## BEGIN

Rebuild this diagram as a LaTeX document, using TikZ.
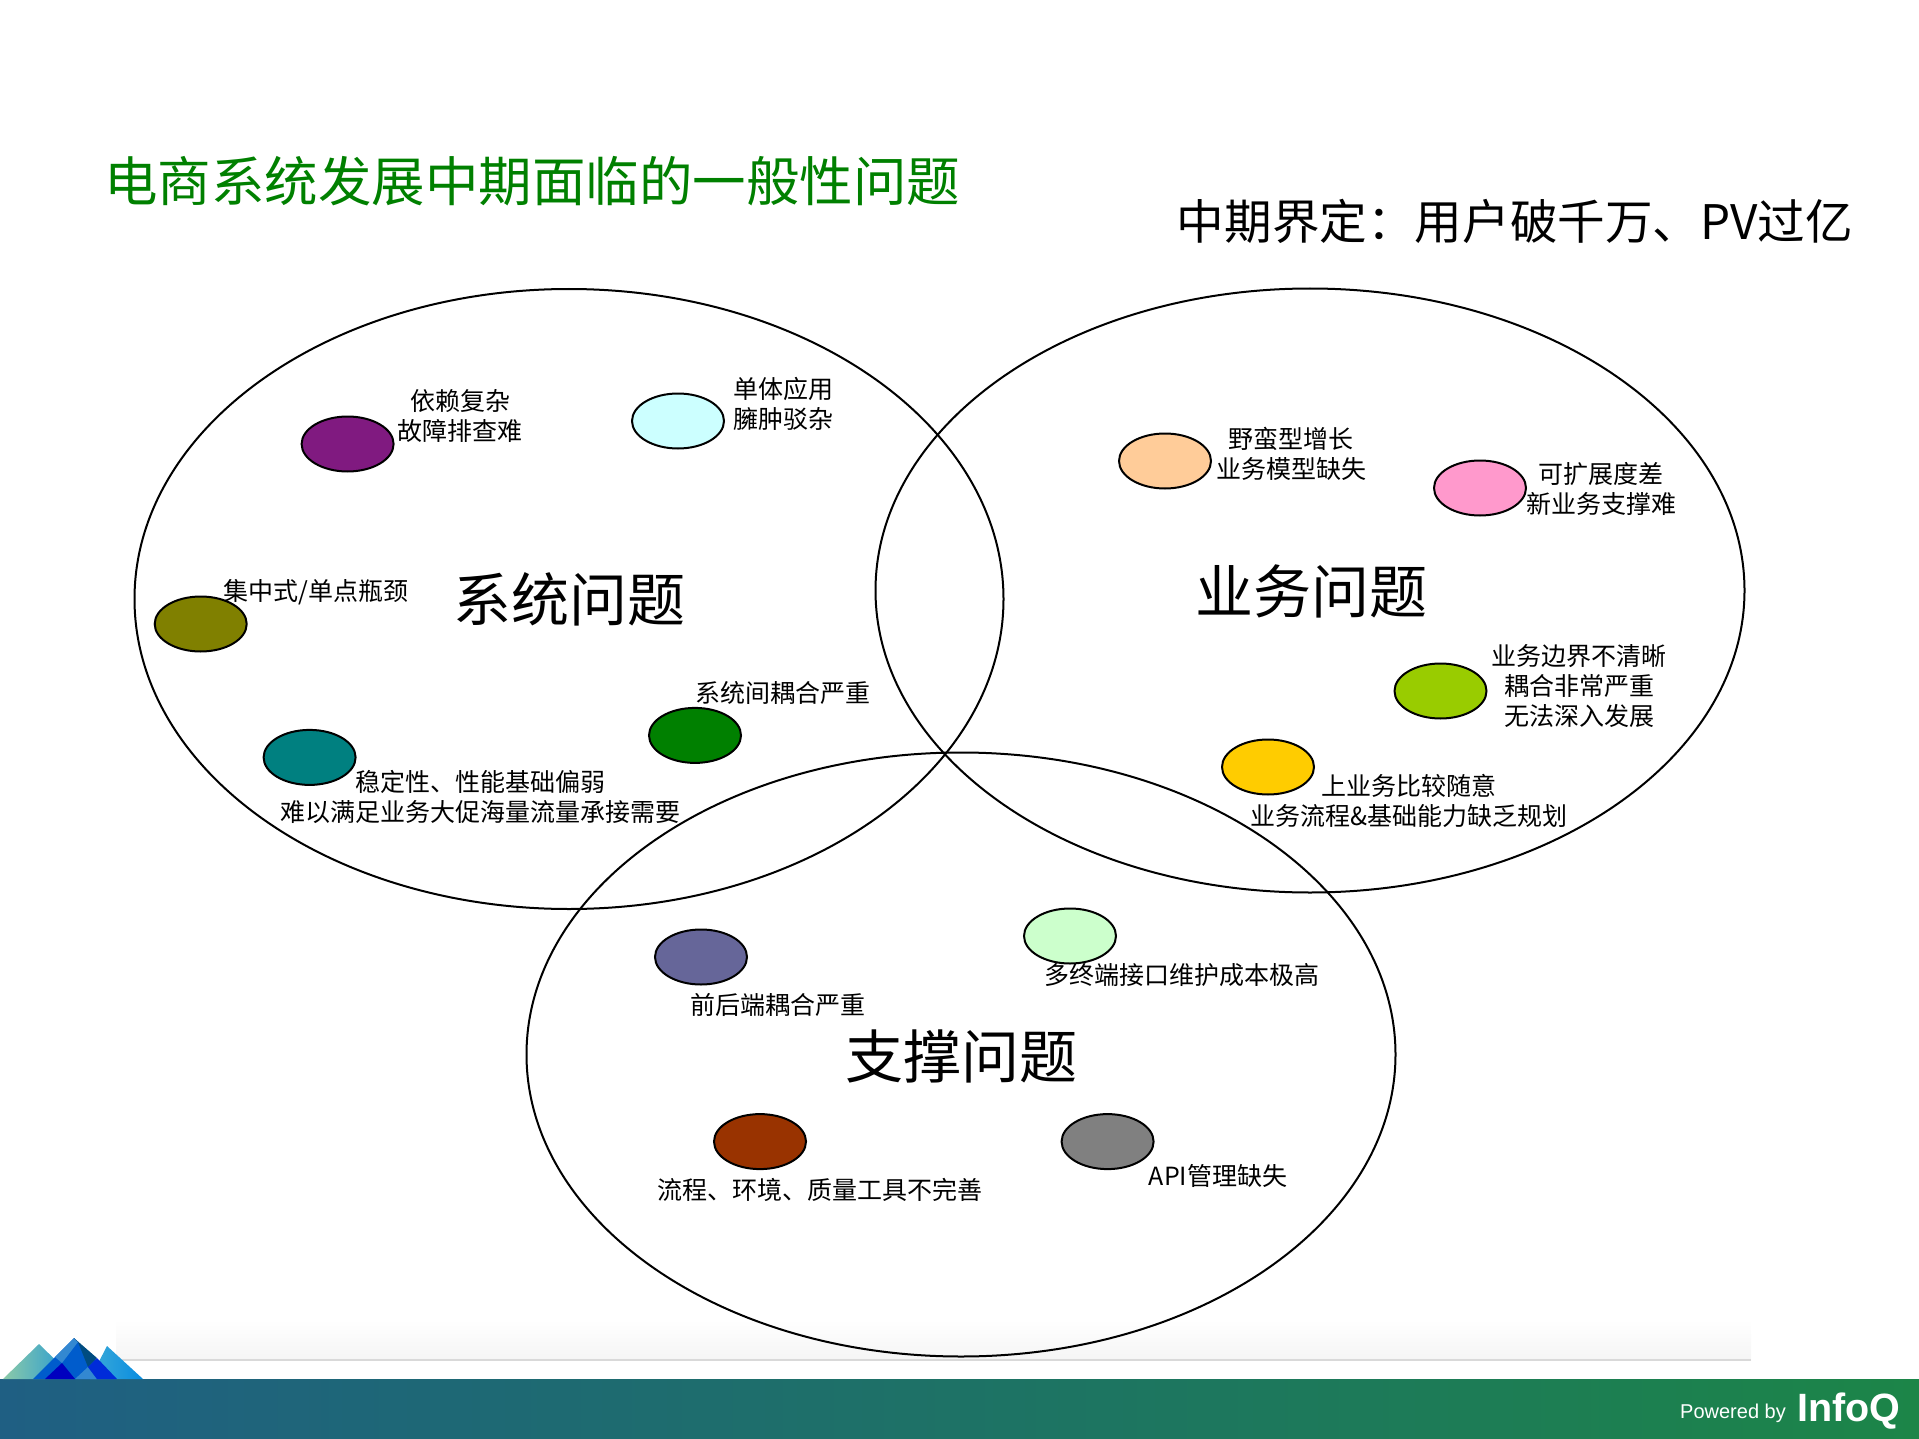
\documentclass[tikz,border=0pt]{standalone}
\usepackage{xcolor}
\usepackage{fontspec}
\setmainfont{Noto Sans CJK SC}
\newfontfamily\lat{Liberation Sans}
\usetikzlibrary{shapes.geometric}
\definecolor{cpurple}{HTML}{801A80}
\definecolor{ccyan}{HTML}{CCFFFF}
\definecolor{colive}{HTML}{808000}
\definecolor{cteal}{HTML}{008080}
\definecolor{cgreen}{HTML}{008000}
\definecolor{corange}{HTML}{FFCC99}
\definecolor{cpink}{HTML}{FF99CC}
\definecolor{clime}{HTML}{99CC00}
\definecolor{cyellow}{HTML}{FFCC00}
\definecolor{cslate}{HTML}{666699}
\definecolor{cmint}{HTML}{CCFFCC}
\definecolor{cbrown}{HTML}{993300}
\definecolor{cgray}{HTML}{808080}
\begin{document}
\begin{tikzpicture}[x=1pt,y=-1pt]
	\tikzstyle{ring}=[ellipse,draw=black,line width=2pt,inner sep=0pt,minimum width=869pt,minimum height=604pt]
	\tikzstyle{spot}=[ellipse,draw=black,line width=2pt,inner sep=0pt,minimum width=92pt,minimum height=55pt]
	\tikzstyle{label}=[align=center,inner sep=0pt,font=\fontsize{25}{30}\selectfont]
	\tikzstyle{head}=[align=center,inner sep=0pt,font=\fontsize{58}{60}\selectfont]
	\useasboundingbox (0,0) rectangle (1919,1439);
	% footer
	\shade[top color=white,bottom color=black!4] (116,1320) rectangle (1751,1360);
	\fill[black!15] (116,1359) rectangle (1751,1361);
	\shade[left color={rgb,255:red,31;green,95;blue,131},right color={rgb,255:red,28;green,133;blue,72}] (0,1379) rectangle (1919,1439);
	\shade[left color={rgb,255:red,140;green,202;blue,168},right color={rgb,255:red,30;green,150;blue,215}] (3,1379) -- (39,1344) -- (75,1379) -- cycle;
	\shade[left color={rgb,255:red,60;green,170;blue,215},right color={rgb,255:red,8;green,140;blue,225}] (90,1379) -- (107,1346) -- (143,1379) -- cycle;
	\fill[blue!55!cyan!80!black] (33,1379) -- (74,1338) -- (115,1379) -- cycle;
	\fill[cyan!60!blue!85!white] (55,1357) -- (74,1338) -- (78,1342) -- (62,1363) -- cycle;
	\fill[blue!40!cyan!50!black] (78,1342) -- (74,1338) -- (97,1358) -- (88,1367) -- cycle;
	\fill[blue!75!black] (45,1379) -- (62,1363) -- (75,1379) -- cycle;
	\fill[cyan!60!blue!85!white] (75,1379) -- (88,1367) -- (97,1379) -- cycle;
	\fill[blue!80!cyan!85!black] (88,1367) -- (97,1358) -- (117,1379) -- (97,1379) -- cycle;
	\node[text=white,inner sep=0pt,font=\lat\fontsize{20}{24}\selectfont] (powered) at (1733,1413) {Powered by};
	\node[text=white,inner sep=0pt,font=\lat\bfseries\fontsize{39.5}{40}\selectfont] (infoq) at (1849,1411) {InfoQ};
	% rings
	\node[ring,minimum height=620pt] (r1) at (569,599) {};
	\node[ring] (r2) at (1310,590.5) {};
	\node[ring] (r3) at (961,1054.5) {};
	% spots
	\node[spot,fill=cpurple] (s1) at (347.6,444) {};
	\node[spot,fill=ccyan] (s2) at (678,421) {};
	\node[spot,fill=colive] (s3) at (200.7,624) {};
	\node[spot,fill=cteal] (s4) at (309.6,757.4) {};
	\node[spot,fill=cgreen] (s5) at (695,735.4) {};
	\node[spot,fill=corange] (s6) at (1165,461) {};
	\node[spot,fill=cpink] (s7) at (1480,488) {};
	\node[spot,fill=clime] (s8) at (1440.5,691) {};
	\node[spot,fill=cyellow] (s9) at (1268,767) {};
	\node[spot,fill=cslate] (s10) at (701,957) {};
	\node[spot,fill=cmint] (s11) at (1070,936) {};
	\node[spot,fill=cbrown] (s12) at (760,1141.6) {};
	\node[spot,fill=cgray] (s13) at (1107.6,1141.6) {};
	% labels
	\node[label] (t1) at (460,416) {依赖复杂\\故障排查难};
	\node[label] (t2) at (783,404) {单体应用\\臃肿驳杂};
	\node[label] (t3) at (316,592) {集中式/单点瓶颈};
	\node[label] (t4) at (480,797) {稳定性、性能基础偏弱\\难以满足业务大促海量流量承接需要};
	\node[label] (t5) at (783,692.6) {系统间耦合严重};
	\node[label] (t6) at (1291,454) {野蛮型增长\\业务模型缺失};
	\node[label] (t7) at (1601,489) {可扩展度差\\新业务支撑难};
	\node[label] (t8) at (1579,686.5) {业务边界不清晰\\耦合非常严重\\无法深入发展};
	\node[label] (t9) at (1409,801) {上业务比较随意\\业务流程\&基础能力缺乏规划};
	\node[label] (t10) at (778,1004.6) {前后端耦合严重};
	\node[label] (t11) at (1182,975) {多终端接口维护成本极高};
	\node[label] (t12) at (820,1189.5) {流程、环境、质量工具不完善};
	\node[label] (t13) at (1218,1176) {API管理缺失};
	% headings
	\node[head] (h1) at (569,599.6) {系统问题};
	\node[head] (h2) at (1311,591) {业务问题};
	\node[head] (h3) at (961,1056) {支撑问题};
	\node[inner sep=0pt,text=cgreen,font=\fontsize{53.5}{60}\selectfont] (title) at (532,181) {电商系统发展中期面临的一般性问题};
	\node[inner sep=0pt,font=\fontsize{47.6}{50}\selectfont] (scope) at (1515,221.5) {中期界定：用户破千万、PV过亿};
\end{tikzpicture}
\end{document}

## END
## BEGIN

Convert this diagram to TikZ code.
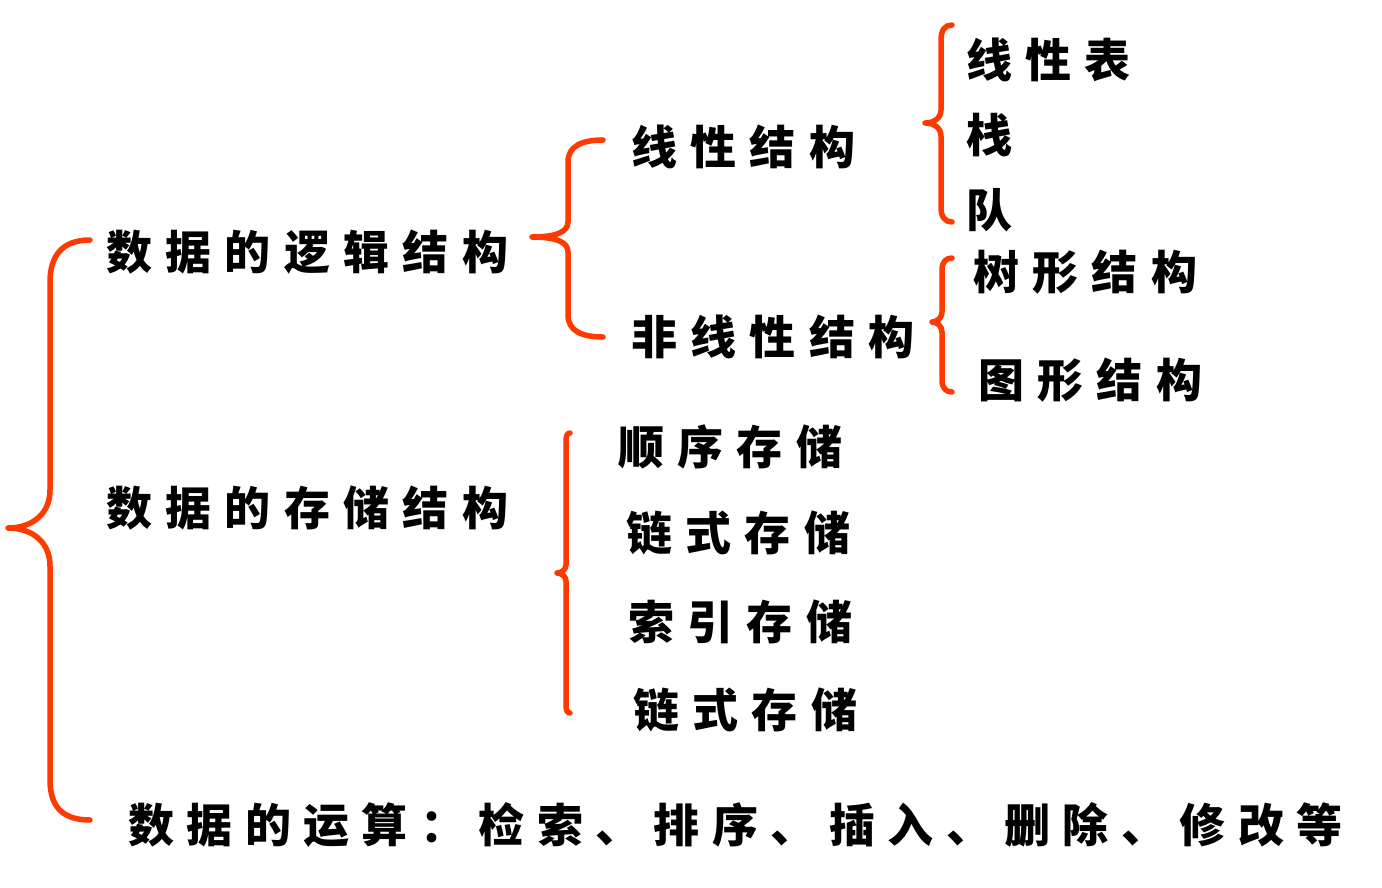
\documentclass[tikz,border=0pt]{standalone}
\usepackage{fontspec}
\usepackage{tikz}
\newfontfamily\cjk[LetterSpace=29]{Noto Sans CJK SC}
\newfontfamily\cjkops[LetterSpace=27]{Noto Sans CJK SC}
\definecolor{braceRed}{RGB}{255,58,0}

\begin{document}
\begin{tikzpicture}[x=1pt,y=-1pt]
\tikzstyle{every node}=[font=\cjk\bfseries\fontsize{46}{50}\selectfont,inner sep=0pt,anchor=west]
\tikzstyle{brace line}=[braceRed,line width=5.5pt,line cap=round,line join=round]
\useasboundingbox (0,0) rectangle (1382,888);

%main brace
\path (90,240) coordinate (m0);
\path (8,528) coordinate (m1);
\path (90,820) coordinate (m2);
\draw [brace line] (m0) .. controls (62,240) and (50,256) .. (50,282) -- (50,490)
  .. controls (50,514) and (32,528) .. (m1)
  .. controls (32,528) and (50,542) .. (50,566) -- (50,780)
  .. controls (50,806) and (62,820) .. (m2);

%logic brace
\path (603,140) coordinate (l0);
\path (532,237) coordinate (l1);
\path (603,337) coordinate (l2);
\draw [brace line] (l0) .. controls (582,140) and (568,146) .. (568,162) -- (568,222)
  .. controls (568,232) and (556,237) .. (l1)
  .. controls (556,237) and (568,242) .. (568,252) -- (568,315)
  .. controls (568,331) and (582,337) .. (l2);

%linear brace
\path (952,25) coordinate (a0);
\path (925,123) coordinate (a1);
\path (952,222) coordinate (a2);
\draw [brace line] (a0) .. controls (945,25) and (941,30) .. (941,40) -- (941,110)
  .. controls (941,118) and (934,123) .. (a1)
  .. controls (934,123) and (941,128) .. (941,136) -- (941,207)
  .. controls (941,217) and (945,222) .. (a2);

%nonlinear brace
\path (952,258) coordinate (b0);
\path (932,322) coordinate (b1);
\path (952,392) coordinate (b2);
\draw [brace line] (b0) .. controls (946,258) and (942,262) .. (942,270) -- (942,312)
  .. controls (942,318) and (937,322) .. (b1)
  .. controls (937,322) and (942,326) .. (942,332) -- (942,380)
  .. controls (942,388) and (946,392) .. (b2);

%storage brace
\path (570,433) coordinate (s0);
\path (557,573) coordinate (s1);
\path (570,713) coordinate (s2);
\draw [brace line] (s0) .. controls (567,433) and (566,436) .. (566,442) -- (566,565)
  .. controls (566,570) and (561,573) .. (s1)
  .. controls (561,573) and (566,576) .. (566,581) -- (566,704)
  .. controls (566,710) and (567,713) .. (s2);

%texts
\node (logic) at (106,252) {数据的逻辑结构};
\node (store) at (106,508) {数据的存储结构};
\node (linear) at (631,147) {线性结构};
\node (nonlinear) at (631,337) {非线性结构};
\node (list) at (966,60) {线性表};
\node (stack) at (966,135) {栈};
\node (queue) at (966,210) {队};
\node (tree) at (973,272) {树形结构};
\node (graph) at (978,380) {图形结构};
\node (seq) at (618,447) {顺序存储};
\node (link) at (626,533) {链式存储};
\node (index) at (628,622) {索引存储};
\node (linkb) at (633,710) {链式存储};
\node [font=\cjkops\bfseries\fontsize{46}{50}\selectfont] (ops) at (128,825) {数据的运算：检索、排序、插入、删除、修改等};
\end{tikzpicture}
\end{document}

## END

Exercise task:
Copy every line of the listing where the word "this" appears.

The response:
Rebuild this diagram as a LaTeX document, using TikZ.
Convert this diagram to TikZ code.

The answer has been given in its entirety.